**Task to complete:** Both boundary lines count: repeat, exactly and alone, the lines from the one containing "Rebuild this diagram" to the one containing "(bm) at (237,465);", with pictures left out.

**Records shown:**
======

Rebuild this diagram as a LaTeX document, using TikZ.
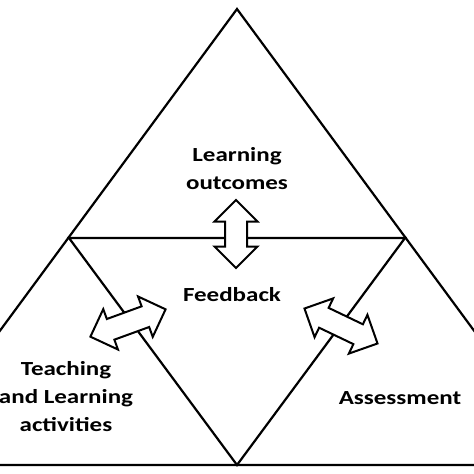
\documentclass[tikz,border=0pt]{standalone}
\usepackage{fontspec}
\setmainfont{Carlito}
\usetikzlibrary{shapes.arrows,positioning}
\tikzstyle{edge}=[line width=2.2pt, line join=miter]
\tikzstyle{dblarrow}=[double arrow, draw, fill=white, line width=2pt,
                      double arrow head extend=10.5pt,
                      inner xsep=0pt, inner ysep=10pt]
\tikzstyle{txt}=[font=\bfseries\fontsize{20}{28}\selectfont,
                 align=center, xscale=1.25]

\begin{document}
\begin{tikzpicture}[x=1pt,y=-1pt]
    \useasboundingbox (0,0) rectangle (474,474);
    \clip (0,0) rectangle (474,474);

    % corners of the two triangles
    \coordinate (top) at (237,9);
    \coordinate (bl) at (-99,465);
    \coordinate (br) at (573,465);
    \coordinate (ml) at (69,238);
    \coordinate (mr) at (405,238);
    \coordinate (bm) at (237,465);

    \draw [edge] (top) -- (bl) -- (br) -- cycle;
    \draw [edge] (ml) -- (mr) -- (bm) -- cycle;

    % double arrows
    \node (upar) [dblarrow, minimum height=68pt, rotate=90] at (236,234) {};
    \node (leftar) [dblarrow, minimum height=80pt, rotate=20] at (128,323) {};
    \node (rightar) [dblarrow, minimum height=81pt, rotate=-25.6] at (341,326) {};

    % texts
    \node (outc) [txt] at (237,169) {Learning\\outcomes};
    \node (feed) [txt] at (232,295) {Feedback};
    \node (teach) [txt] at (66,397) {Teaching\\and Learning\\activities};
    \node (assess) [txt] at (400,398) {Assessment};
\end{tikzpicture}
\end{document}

======

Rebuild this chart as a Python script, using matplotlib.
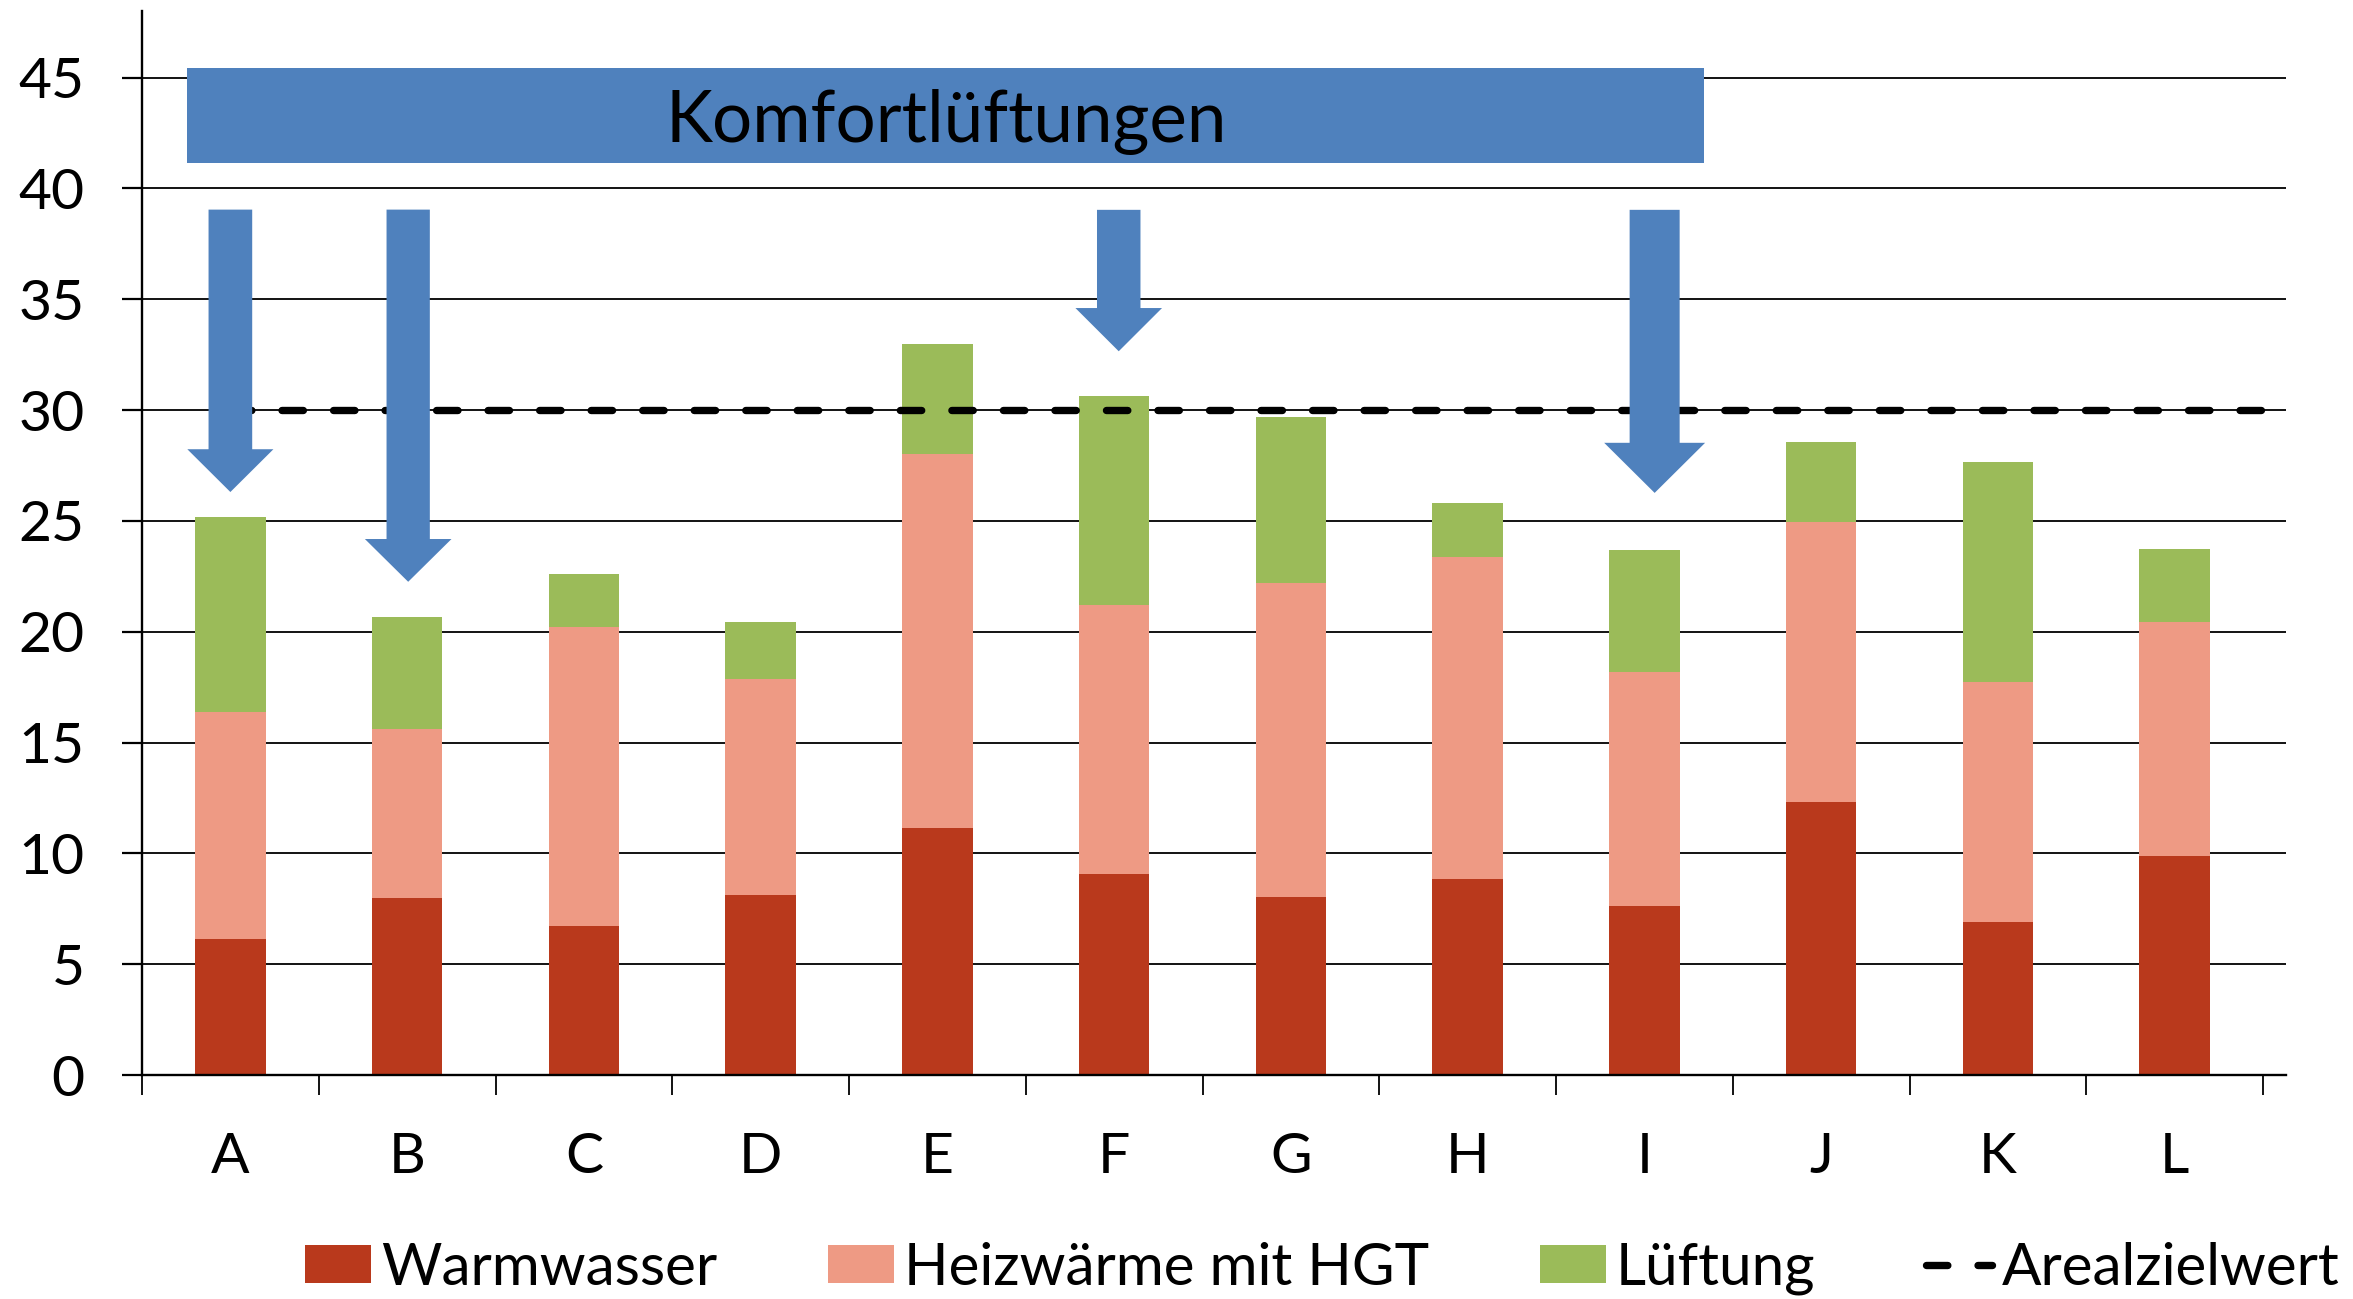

======

**Solved problem:**
Rebuild this diagram as a LaTeX document, using TikZ.
\documentclass[tikz,border=0pt]{standalone}
\usepackage{fontspec}
\setmainfont{Carlito}
\usetikzlibrary{shapes.arrows,positioning}
\tikzstyle{edge}=[line width=2.2pt, line join=miter]
\tikzstyle{dblarrow}=[double arrow, draw, fill=white, line width=2pt,
                      double arrow head extend=10.5pt,
                      inner xsep=0pt, inner ysep=10pt]
\tikzstyle{txt}=[font=\bfseries\fontsize{20}{28}\selectfont,
                 align=center, xscale=1.25]

\begin{document}
\begin{tikzpicture}[x=1pt,y=-1pt]
    \useasboundingbox (0,0) rectangle (474,474);
    \clip (0,0) rectangle (474,474);

    % corners of the two triangles
    \coordinate (top) at (237,9);
    \coordinate (bl) at (-99,465);
    \coordinate (br) at (573,465);
    \coordinate (ml) at (69,238);
    \coordinate (mr) at (405,238);
    \coordinate (bm) at (237,465);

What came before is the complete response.